Mix the first 9 ingredients together and set aside.  Put the chicken, lime juice, salsa, and spice mixture in the pressure cooker.  Cook on high pressure for 10 minutes, then do a natural pressure release for 10 minutes.  Remove the chicken with tongs or a slotted spoon and shred.  Add back as much of the salsa sauce mixture to the chicken as you want.  For tacos, I don't add back much at all because it makes the tacos really messy.  The chicken will still have great flavor.  If I'm making nachos or taco salads and the like, I add a lot of the sauce back.  Serve with whatever taco fixings you want.  Cilantro, sour cream, queso fresco, pico de gallo, and a squeeze of fresh lime are super yummy on soft tacos made from flour or corn tortillas.




 

 

Jul 27, 2017

Cheers, Bitches

Welcome to my new blog! 

If you ever read my other blog, Vintage Kitchen, you know my posts became less and less frequent over time.  I set myself too difficult a task with that one because the recipes had to be old and required a lot of tinkering.  They also didn't lend themselves to the kind of cooking I do day to day in order to put food on the table for my family.  Because as much fun as it is to update a recipe for poke cake or nut bread or what have you, I probably should feed my children something more substantial for dinner.  I would love to be able to both update old recipes AND cook real dinners, but ain't nobody got time for that.  Thus, I often found myself coming up with or modifying great recipes and thinking, dang, I wish I could post this on the blog, but it doesn't really fit the theme.  And so here we are.

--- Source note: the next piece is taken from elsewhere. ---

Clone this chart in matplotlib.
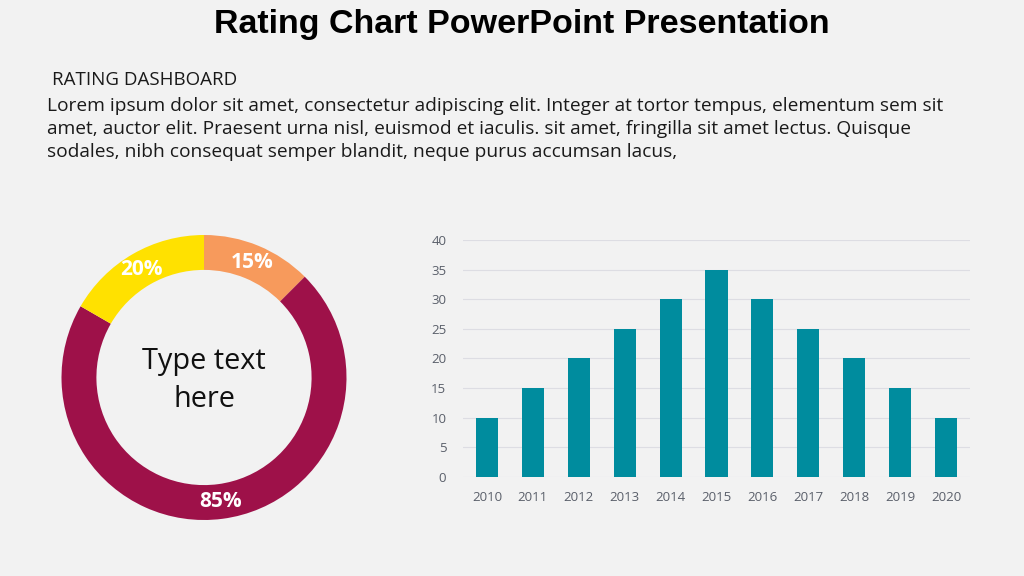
import matplotlib.pyplot as plt

# データ
years = ["2010", "2011", "2012", "2013", "2014", "2015", "2016", "2017", "2018", "2019", "2020"]
ratings = [10, 15, 20, 25, 30, 35, 30, 25, 20, 15, 10]
y_ticks = [0, 5, 10, 15, 20, 25, 30, 35, 40]

ring_values = [15, 85, 20]  # 時計回り: オレンジ, 赤, 黄
ring_labels = ["15%", "85%", "20%"]
ring_colors = ["#F79A5C", "#9E1149", "#FFE100"]

title = "Rating Chart PowerPoint Presentation"
subtitle = "RATING DASHBOARD"
body = ("Lorem ipsum dolor sit amet, consectetur adipiscing elit. Integer at tortor tempus, elementum sem sit\n"
        "amet, auctor elit. Praesent urna nisl, euismod et iaculis. sit amet, fringilla sit amet lectus. Quisque\n"
        "sodales, nibh consequat semper blandit, neque purus accumsan lacus,")
center_text = "Type text\nhere"

bg = "#F2F2F2"
W, H = 1024, 576
fig = plt.figure(figsize=(W/100, H/100), dpi=100, facecolor=bg)

# テキスト
fig.text(522/W, 1-25/H, title, ha="center", va="center", fontsize=24.5,
         fontweight="bold", family="Liberation Sans", color="black")
fig.text(52/W, 1-80/H, subtitle, ha="left", va="center", fontsize=13.5,
         family="Open Sans", color="#1a1a1a")
fig.text(47/W, 1-129/H, body, ha="left", va="center", fontsize=13.8,
         family="Open Sans", color="#1a1a1a", linespacing=1.34)

# ドーナツ
cx, cy, r = 204, 377.5, 142.5
axp = fig.add_axes([(cx-r)/W, (H-cy-r)/H, 2*r/W, 2*r/H])
wedges, texts = axp.pie(ring_values, colors=ring_colors, startangle=90, counterclock=False,
                        radius=1.0, labels=ring_labels, labeldistance=0.875,
                        wedgeprops=dict(width=0.245, edgecolor="none"),
                        textprops=dict(color="white", fontsize=15, fontweight="bold",
                                       family="Open Sans"))
for t in texts:
    t.set_ha("center")
    t.set_va("center")
axp.text(0, -0.02, center_text, ha="center", va="center", fontsize=20.8,
         family="Open Sans", color="#111111", linespacing=1.38)
axp.set_xlim(-1, 1)
axp.set_ylim(-1, 1)
axp.set_aspect("auto")
axp.axis("off")

# 棒グラフ
ax = fig.add_axes([463/W, (H-476.7)/H, 507/W, (476.7-240)/H])
ax.set_facecolor(bg)
x = range(len(years))
ax.bar(x, ratings, width=0.48, color="#008C9E", zorder=3)
ax.set_xlim(-0.52, 10.52)
ax.set_ylim(0, 40)
ax.set_yticks(y_ticks)
ax.set_xticks(list(x))
ax.set_xticklabels(years)
ax.grid(axis="y", color="#DDDDE3", linewidth=0.8, zorder=0)
for s in ax.spines.values():
    s.set_visible(False)
ax.tick_params(length=0, labelsize=9.5, colors="#5A5F6A", pad=10)
for lab in ax.get_xticklabels() + ax.get_yticklabels():
    lab.set_family("Open Sans")
ax.tick_params(axis="y", pad=12)

fig.savefig("out.png", dpi=100, facecolor=bg)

On this blog I intend to touch on whatever dish (or drink) I've created that I want to share.  I'm becoming more and more enamored every day with my Instant Pot, so get ready for pressure cooker recipes, for sure, along with any number of main dishes, desserts, and (of course) cocktails.  I raise my glass to you, my new readers.  Thanks for joining me.